Acting-wise, Sean Connery, shedding his James Bond charm, gives one of the most searing performances of his career. He’s not suave, he’s furious. And rightfully so. He’s being ground down by slow, bureaucratic, relentless violence. Sidney Lumet shoots his travails with blistering intensity, using harsh sunlight and tilted angles to mirror the psychological breakdown of the characters.
Release Date
October 3, 1965
Runtime
123 Minutes
Writers
Ray Rigby
4
‘The Big Red One’ (1980)
Directed by Samuel Fuller
“You don’t murder animals. You kill ’em.” Samuel Fuller returned to the war genre three decades after The Steel Helmet with this deeply personal, semi-autobiographical odyssey about a unit of American infantrymen in World War II. The Big Red One isn’t flashy. It’s episodic, sometimes uneven, but it has a lot to say. Here, war is reduced to a series of absurd, horrifying, and sometimes eerily quiet moments stitched together by death.
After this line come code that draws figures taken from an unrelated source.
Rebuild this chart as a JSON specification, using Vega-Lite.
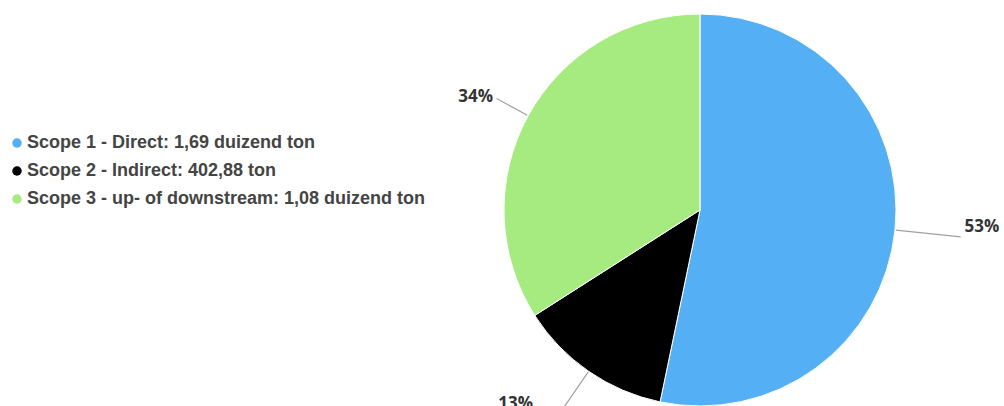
{
  "$schema": "https://vega.github.io/schema/vega-lite/v6.json",
  "width": 608,
  "height": 392,
  "autosize": {"type": "none"},
  "padding": {"left": 396, "top": 14, "right": 0, "bottom": 0},
  "background": "white",
  "config": {"view": {"stroke": null}},
  "data": {
    "values": [
      {"idx": 1, "scope": "Scope 1 - Direct: 1,69 duizend ton", "value": 1690, "pct": "53%"},
      {"idx": 2, "scope": "Scope 2 - Indirect: 402,88 ton", "value": 402.88, "pct": "13%"},
      {"idx": 3, "scope": "Scope 3 - up- of downstream: 1,08 duizend ton", "value": 1080, "pct": "34%"}
    ]
  },
  "layer": [
    {
      "mark": {"type": "arc", "stroke": "white", "strokeWidth": 1},
      "encoding": {
        "theta": {"field": "value", "type": "quantitative", "stack": true},
        "order": {"field": "idx", "type": "quantitative"},
        "color": {
          "field": "scope",
          "type": "nominal",
          "scale": {
            "domain": [
              "Scope 1 - Direct: 1,69 duizend ton",
              "Scope 2 - Indirect: 402,88 ton",
              "Scope 3 - up- of downstream: 1,08 duizend ton"
            ],
            "range": ["#55aff5", "#000000", "#a5eb80"]
          },
          "legend": {
            "orient": "none",
            "legendX": -388,
            "legendY": 120,
            "title": null,
            "padding": 0,
            "labelFont": "Liberation Sans",
            "labelFontSize": 18,
            "labelFontWeight": "bold",
            "labelColor": "#444444",
            "labelLimit": 600,
            "labelOffset": 1,
            "symbolType": "circle",
            "symbolSize": 90,
            "symbolStrokeWidth": 0,
            "rowPadding": 10,
            "encode": {
              "symbols": {
                "update": {
                  "fill": {"signal": "datum.value == 'Scope 1 - Direct: 1,69 duizend ton' ? '#7cb5ec' : (datum.value == 'Scope 2 - Indirect: 402,88 ton' ? '#434348' : '#90ed7d')"},
                  "opacity": {"value": 1}
                }
              }
            }
          }
        }
      }
    },
    {
      "transform": [
        {"stack": "value", "groupby": [], "sort": [{"field": "idx"}], "as": ["s", "e"]},
        {"fold": ["s", "e"], "as": ["k", "v"]},
        {"aggregate": [{"op": "mean", "field": "v", "as": "mid"}], "groupby": ["scope", "pct"]}
      ],
      "encoding": {
        "theta": {"field": "mid", "type": "quantitative", "stack": null}
      },
      "layer": [
        {
          "transform": [{"filter": "datum.pct == '53%'"}],
          "mark": {"type": "arc", "radius": 197, "radius2": 262, "filled": false, "stroke": "#a0a0a0", "strokeWidth": 1.2},
          "encoding": {"theta2": {"field": "mid"}}
        },
        {
          "transform": [{"filter": "datum.pct == '34%'"}],
          "mark": {"type": "arc", "radius": 197, "radius2": 232, "filled": false, "stroke": "#a0a0a0", "strokeWidth": 1.2},
          "encoding": {"theta2": {"field": "mid"}}
        },
        {
          "transform": [{"filter": "datum.pct == '13%'"}],
          "mark": {"type": "arc", "radius": 197, "radius2": 255, "filled": false, "stroke": "#a0a0a0", "strokeWidth": 1.2},
          "encoding": {"theta2": {"field": "mid"}}
        },
        {
          "transform": [{"filter": "datum.pct == '53%'"}],
          "mark": {"type": "text", "radius": 266, "align": "left", "baseline": "middle", "dy": -10, "font": "Open Sans", "fontSize": 17, "fontWeight": "bold", "color": "#333333"},
          "encoding": {"text": {"field": "pct"}}
        },
        {
          "transform": [{"filter": "datum.pct == '34%'"}],
          "mark": {"type": "text", "radius": 236, "align": "right", "baseline": "middle", "font": "Open Sans", "fontSize": 17, "fontWeight": "bold", "color": "#333333"},
          "encoding": {"text": {"field": "pct"}}
        },
        {
          "transform": [{"filter": "datum.pct == '13%'"}],
          "mark": {"type": "text", "radius": 236, "align": "right", "baseline": "middle", "dx": -33, "font": "Open Sans", "fontSize": 17, "fontWeight": "bold", "color": "#333333"},
          "encoding": {"text": {"field": "pct"}}
        }
      ]
    }
  ]
}
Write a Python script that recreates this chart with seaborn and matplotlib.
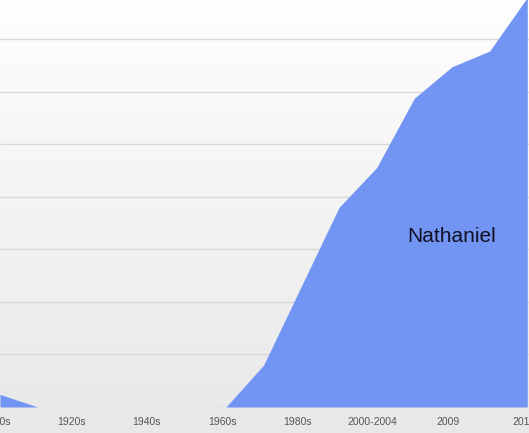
import matplotlib.pyplot as plt
import seaborn as sns
import numpy as np
import pandas as pd
from matplotlib.transforms import ScaledTranslation

# popularity of the name, one value per period
periods = ['1900s', '1910s', '1920s', '1930s', '1940s', '1950s', '1960s', '1970s',
           '1980s', '1990s', '2000-2004', '2005-2008', '2009', '2010', '2011']
values = [12, 0, 0, 0, 0, 0, 0, 40, 115, 190, 228, 294, 324, 339, 390]
name = 'Nathaniel'

df = pd.DataFrame({'pos': np.arange(len(periods)), 'value': values})

sns.set_theme(style='white')
plt.rcParams['font.family'] = ['Liberation Sans', 'DejaVu Sans']

fig = plt.figure(figsize=(5.29, 4.33), dpi=100)
fig.patch.set_facecolor('#e8e8e8')
ax = fig.add_axes([0, 26 / 433, 1, 407 / 433])

ax.set_xlim(0.087, 14.045)
ax.set_ylim(0, 387.6)

# background gradient, white at top to light grey at bottom
grad = np.linspace(0, 1, 256).reshape(-1, 1)
ax.imshow(grad, extent=[0, 1, 0, 1], transform=ax.transAxes, aspect='auto',
          cmap=plt.matplotlib.colors.LinearSegmentedColormap.from_list(
              'bg', ['#fefefe', '#e9e9e9']), origin='upper', zorder=0)

for yv in np.arange(0, 400, 50):
    ax.axhline(yv, color='#d8d8d8', lw=1, zorder=1)

color = '#7295f3'
ax.fill_between(df['pos'], df['value'], color=color, lw=0, zorder=2)
sns.lineplot(data=df, x='pos', y='value', color=color, lw=0, ax=ax, zorder=3)

ax.text(12.0, 162, name, fontsize=15, color='#111122',
        ha='center', va='center', zorder=4)

ax.set_xticks(df['pos'][::2])
ax.set_xticklabels(periods[::2], fontsize=7.5, color='#555555')
ax.tick_params(axis='x', length=0, pad=7)
ax.set_yticks([])
ax.set_xlabel('')
ax.set_ylabel('')
for lab in ax.get_xticklabels():
    lab.set_transform(lab.get_transform() + ScaledTranslation(-0.04, 0, fig.dpi_scale_trans))
for s in ax.spines.values():
    s.set_visible(False)

fig.savefig('out.png', dpi=100, facecolor=fig.get_facecolor())
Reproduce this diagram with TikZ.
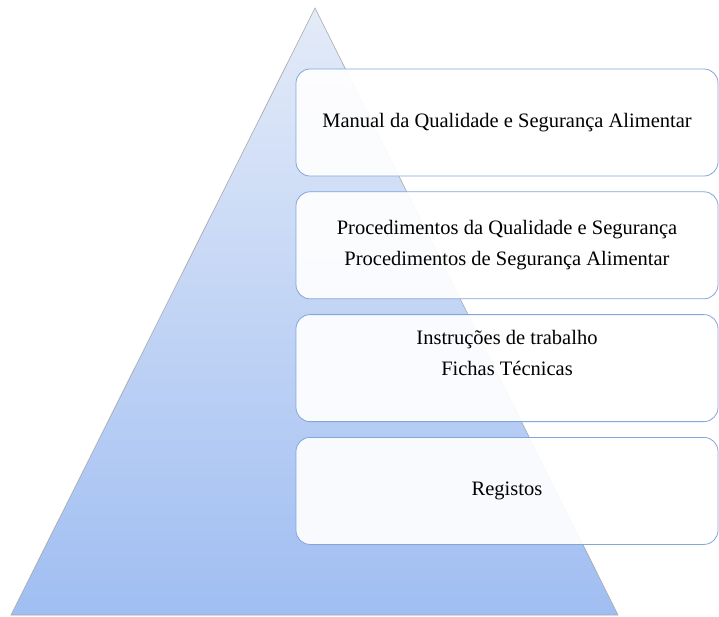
\documentclass[tikz,border=0pt]{standalone}
\usepackage{fontspec}
\setmainfont{Liberation Serif}
\usetikzlibrary{positioning}
\definecolor{pyrtop}{RGB}{228,235,248}
\definecolor{pyrbottom}{RGB}{160,190,242}
\definecolor{boxline}{RGB}{130,165,220}
\tikzset{
level/.style={rectangle, draw=boxline, line width=0.8pt, fill=white, fill opacity=0.92, text opacity=1,
  rounded corners=14pt, minimum width=422pt, minimum height=107pt, inner sep=0pt,
  align=center, font=\fontsize{20.5}{31}\selectfont}
}

\begin{document}
\begin{tikzpicture}[x=1pt, y=-1pt]
    \useasboundingbox (0,0) rectangle (719,616);
    % Pyramid
    \path [top color=pyrtop, bottom color=pyrbottom, draw=gray!70, line width=0.6pt]
        (315,8) -- (618,615) -- (11,615) -- cycle;
    % Place nodes
    \node [level] (manual) at (507,122.5) {Manual da Qualidade e Segurança Alimentar};
    \node [level, below=15pt of manual] (procedures) {Procedimentos da Qualidade e Segurança\\Procedimentos de Segurança Alimentar};
    \node [level, below=15pt of procedures] (instructions) {Instruções de trabalho\\Fichas Técnicas\\\mbox{}};
    \node [level, below=15pt of instructions] (records) {Registos};
\end{tikzpicture}
\end{document}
The story focuses on a hardened sergeant (played with weary grace by Lee Marvin) and four young soldiers from North Africa to D-Day to the liberation of a concentration camp. Along the way, they joke, freeze, kill, and survive. That’s it. Survive. Fuller, who lived it, doesn’t offer grand speeches or moral epiphanies. He shows how war shrinks you into instinct. A longer director’s cut, released in 2004, reveals just how ambitious and emotional Fuller’s vision really was.
Release Date
July 18, 1980
Runtime
113 Minutes
Director
Samuel Fuller
Writers
Samuel Fuller
3
‘Tae Guk Gi: The Brotherhood of War’ (2004)
Directed by Kang Je-gyu
“If I become a soldier, they’ll let you stay behind.” Tae Guk Gi is often described as a kind of South Korean take on Saving Private Ryan for its scale and intensity. In reality, it’s pretty different, less a war movie than a family tragedy written in blood. The story is about two brothers forcibly conscripted into the South Korean army during the Korean War. One becomes a reluctant hero to protect the other. But as the violence escalates, so does the moral collapse. Notably, the movie shows acts of brutality carried out by both the North and the South.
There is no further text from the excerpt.